In these industries, equilibrium calculations at operating temperatures enable:

• Process optimization to maximize yield and minimize energy consumption
• Prediction of product distributions under various conditions
• Design of more efficient reactors and separation systems
• Development of better catalysts that shift equilibria favorably

How does pressure affect equilibrium at 1000K compared to lower temperatures?

Pressure effects on equilibrium are described by Le Chatelier’s principle and become particularly interesting at high temperatures:

1. For reactions with Δn ≠ 0:

   At 1000K, the effect of pressure on equilibrium position is the same as at lower temperatures – increased pressure shifts equilibrium toward the side with fewer moles of gas. However, the magnitude of the effect may differ because:

   • The compressibility of gases increases with temperature (real gas effects become more significant)
   • High temperatures may enable different reaction pathways that aren’t accessible at lower temperatures
2. For reactions with Δn = 0:

   Pressure has no effect on the equilibrium position (K remains constant), but at 1000K, the rate of reaching equilibrium may be pressure-dependent due to changed collision frequencies.

3. Practical considerations at 1000K:
   • Most high-temperature industrial processes operate at elevated pressures (10-100 atm) to achieve practical reaction rates despite thermodynamic limitations
   • Pressure vessels capable of withstanding 1000K and high pressures require specialized materials (e.g., Inconel alloys)
   • The combination of high temperature and pressure often leads to non-ideal behavior that isn’t captured by simple K calculations
4. Example: Ammonia synthesis:

   At 1000K, K = 0.0336 atm^-2 for N₂ + 3H₂ ⇌ 2NH₃ (Δn = -2).

   At 1 atm: Very low NH₃ yield (~1%)

   At 100 atm: NH₃ yield increases to ~17% at equilibrium

   At 300 atm (typical industrial): ~36% NH₃ at equilibrium

   However, at 1000K, the actual industrial process operates at lower temperatures (673-873K) where K is more favorable, despite slower kinetics.

For precise high-temperature, high-pressure calculations, you may need to use fugacity coefficients instead of partial pressures in the equilibrium expression.

What are the limitations of this equilibrium constant calculator?

While powerful for many applications, this calculator has several important limitations:

• Ideal gas assumption: The calculator assumes ideal gas behavior, which may not hold at 1000K and high pressures where real gas effects become significant.
• Single reaction focus: Many real systems involve multiple simultaneous reactions.
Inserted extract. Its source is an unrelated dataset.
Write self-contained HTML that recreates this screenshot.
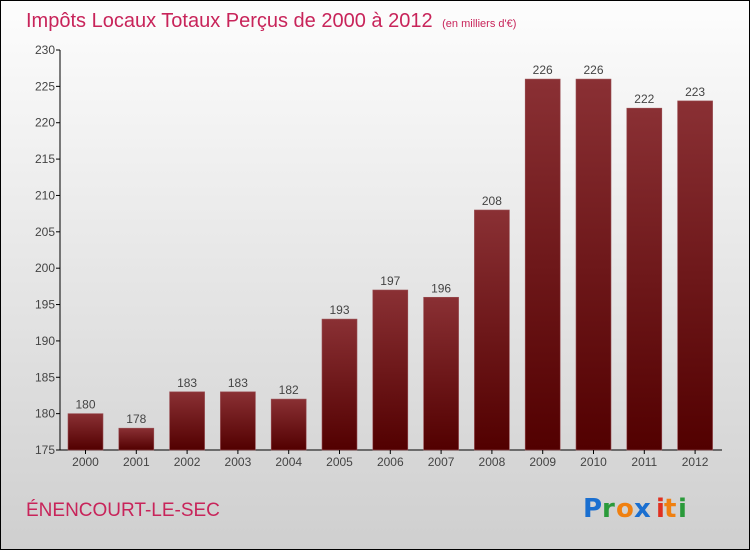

The calculator handles only one reaction at a time.
• Fixed temperature: The calculator is specifically for 1000K. For other temperatures, you would need to obtain the appropriate ΔG° value.
• No activity coefficients: For non-ideal solutions or high-pressure gases, activity coefficients may be needed to adjust the equilibrium expression.
• No kinetic considerations: The calculator provides thermodynamic equilibrium information but doesn’t address how quickly equilibrium is reached.
• Limited phase handling: While the calculator can handle reactions involving solids and liquids, it doesn’t account for phase transitions that may occur at 1000K.
• No error propagation: The calculator doesn’t quantify how uncertainties in ΔG° values affect the calculated K.

For more advanced calculations, consider using:

• Thermodynamic software like FactSage or HSC Chemistry
• Process simulators like Aspen Plus or ChemCAD
• Specialized high-temperature databases from NIST or other research institutions
• Quantum chemistry calculations for reactions with limited experimental data

Always validate calculator results against experimental data or more comprehensive simulations when making critical engineering decisions.